Answer: $f_n \approx 2n^3$ (or $2n^3 - n^2$ for the exact count) Explain
This is a question about matrix multiplication, specifically counting the total number of arithmetic operations (additions and multiplications) needed. When we estimate for really big numbers ($n$), we look for the term that grows the fastest! The solving step is:

1. **Figure out how to make one number in the new matrix:**
Imagine we want to find just one number, let's call it $c_{ij}$, in our new $C$ matrix. The problem tells us that $c_{ij} = \sum_{k=1}^{n} a_{ik} b_{kj}$. This means we have to multiply $a_{i1}$ by $b_{1j}$, then $a_{i2}$ by $b_{2j}$, and so on, all the way up to $a_{in}$ by $b_{nj}$. That's $n$ multiplication problems!
After we get those $n$ answers from multiplying, we have to add them all up. If you have $n$ numbers to add together (like $P_1+P_2+P_3$), it takes $n-1$ additions (like $P_1+P_2$ then that sum plus $P_3$). So, that's $n-1$ addition problems.
In total, for just *one* number in the $C$ matrix, we do $n$ multiplications + $(n-1)$ additions, which is $2n-1$ operations!

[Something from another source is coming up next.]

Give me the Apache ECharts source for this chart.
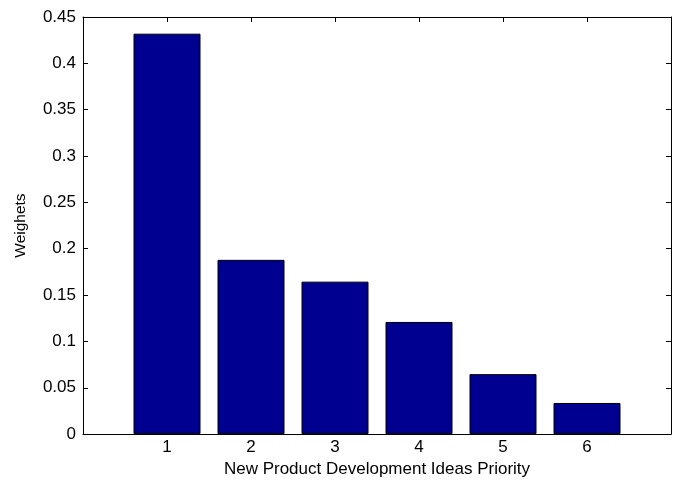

2. **Count how many numbers are in the new matrix:**
Our original matrices $A$ and $B$ are $n \times n$, meaning they have $n$ rows and $n$ columns. When we multiply them, the new matrix $C$ will also be $n \times n$. That means $C$ has $n \times n = n^2$ spots or numbers we need to calculate.

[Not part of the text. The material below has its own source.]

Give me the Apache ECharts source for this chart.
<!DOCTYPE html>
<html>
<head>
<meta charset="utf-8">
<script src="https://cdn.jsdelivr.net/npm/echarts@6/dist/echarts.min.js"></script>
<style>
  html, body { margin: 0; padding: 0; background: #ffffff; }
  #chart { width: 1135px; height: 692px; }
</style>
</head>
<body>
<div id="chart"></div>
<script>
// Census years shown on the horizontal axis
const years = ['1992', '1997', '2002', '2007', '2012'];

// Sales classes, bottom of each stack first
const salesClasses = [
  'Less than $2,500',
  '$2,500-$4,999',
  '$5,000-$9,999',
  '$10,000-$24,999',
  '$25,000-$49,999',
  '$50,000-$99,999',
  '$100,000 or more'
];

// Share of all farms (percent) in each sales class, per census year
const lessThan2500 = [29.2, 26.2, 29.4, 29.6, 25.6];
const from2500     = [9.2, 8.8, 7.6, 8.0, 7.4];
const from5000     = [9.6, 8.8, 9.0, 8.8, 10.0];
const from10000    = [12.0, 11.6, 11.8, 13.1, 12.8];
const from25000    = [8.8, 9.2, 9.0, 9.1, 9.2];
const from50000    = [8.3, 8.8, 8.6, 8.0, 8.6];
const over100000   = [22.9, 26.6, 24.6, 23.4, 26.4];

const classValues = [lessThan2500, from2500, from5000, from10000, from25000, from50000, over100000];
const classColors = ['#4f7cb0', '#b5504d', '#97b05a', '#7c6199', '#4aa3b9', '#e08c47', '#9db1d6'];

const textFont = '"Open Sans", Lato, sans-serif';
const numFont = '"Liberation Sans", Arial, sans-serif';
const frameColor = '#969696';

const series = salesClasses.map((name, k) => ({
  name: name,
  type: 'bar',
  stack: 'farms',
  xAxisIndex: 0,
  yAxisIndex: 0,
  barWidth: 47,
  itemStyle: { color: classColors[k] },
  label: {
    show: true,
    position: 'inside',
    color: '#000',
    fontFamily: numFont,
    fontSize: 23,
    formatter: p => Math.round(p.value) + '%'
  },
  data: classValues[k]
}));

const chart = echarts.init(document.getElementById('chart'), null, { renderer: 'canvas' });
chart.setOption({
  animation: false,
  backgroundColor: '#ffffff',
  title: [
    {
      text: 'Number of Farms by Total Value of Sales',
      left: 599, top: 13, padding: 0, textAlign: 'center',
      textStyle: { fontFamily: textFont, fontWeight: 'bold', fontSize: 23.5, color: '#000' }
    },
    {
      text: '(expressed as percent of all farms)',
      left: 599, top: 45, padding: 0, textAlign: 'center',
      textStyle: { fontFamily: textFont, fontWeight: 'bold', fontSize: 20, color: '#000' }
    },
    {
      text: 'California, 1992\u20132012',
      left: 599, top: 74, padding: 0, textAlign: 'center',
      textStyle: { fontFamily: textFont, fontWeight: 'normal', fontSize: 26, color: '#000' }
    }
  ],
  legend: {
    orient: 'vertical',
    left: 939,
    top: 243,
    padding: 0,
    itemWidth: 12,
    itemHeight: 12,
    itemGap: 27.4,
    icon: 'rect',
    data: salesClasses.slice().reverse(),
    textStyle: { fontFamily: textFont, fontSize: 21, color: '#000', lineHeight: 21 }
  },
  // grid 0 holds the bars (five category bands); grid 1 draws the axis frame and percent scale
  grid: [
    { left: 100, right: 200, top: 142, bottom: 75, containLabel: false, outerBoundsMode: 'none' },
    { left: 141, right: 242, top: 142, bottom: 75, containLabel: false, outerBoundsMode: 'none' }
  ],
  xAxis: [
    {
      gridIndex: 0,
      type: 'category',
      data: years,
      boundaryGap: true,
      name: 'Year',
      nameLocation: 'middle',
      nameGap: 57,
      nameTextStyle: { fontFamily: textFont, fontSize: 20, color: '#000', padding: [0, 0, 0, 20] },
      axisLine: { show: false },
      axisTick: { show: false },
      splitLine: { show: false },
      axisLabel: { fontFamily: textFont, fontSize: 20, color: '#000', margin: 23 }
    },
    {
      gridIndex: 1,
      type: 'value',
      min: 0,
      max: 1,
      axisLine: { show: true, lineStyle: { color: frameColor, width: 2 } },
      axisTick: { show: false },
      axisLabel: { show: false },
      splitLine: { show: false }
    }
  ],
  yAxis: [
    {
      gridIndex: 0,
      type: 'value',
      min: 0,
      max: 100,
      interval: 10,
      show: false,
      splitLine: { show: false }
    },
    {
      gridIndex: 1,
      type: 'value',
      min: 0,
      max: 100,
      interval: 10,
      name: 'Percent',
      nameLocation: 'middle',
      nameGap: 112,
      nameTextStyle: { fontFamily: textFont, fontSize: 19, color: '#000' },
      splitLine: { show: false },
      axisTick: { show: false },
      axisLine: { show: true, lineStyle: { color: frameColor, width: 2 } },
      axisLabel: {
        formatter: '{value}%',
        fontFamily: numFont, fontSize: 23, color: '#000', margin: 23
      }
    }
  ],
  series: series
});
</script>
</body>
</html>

3. **Calculate the total operations:**
Since each of the $n^2$ spots in matrix $C$ needs $2n-1$ operations to figure out, the total number of operations, $f_n$, is $n^2 \times (2n-1)$.
If we multiply that out, we get $2n^3 - n^2$.

4. **Estimate for big numbers:**
The question asks to "estimate" $f_n$. When $n$ gets super big (like $n=1000$), the $n^3$ part of $2n^3 - n^2$ becomes way, way bigger than the $n^2$ part. For example, if $n=100$, $2n^3 = 2 \times 1,000,000 = 2,000,000$, and $n^2 = 10,000$. The $n^2$ part is tiny compared to the $n^3$ part! So, when we estimate for really large $n$, we can just say $f_n$ is approximately $2n^3$.